FB: Mr. Trump's children, most notably Ivanka, were the driving force behind the design. I didn't know what to expect going into it, but when I started interviewing with the property it was after talks had ended with a very, very high profile chef. So I knew that this place was going to be uber-special, even if it was draped in gold. I was really thrilled when I finally saw the space - the modern elegance of the room and the views literally took my breath away. It's really a joy to come to work every day and produce beautiful food in such an amazing setting.
CBS: Can you tell me what the last dish Donald Trump requested when in town?
FB: I love cooking for the Trump family because they really allow me and the team to showcase our talents. On a recent visit, Ivanka actually finished her dessert on the line in the kitchen, and she couldn't have been more kind; that really got my chefs here really connected with the fact that we're working for a wonderful family. Most of our cooks never get to see our guests, and to have had the chance to interact with Ivanka and receive such a warm response had them on high for weeks.
CBS: You're both a father and a chef. What is happening in your kitchen at home? Have your children shown any interest in cooking?
FB: My daughter and I often cook and bake together, especially during the holidays. We video record our kitchen "episodes" for YouTube and share it with our faraway relatives...she really knows how to turn on the charm, especially when baking cookies for Santa! My wife and I also talk a lot about the importance of buying a variety of high quality ingredients. This allows our children to taste food at its best and the ingredients themselves need very little handling or cooking when they're of great quality. To see a child light up when they take in a new or different ingredient is priceless...it's getting them to like it a second time that poses the biggest challenge.
CBS: A new pastry chef recently joined Sixteen's kitchen. Tell us a bit about her. How do your styles compliment each other's and what's your favorite dessert of hers?

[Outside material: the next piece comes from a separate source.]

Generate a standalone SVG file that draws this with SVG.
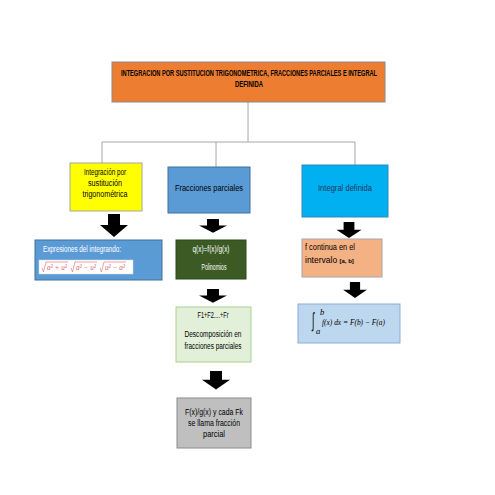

FB: Sarah Kosikowski has impressed me from the very beginning. Her interview with me was to sit down and let me cook for her. I needed her to understand my philosophy when it comes to the style and vision of the cuisine. Despite the fact that she is a vegetarian, that didn't stop me from sending her every dish I wanted her to see - from fish to lamb, so she could really see the style of our food in all of its glory, even if she couldn't necessarily taste it. She is a true match for us in terms of her style. Like Sixteen's menu, she is constantly innovating and changing the dessert offering and evolving as a chef. The greatest compliment to a meal at Sixteen is one of her desserts. I am very fortunate to have her as part of my team.
CBS: What chefs or restaurants in Chicago are you enjoying right now? Anyone under the radar that you expect big things from in the future?
FB: I wouldn't say he is under the radar, but Curtis Duffy is gonna rock this world. One of the best meals of my life was at Avenues. I have also been "bromantic" with Phillip Foss form Lockwood since my introduction to Chicago. Phillip is doing a ton of community things and he will be one to watch in the future for sure...
CBS: One ingredient to represent the city of Chicago. What is it and why?
FB: The cliché answer would be beef. But I'm not going to say that! I have to say that ramps represent the city. When ramps are in season, it is the sign that the sun is finally here and that warmer days are ahead after a long winter. And we all know how much Chicagoans love the summer - it's why most people say they live here! Every restaurant is cooking with ramps right now, which will be followed closely by corn. I say bring on the sunshine!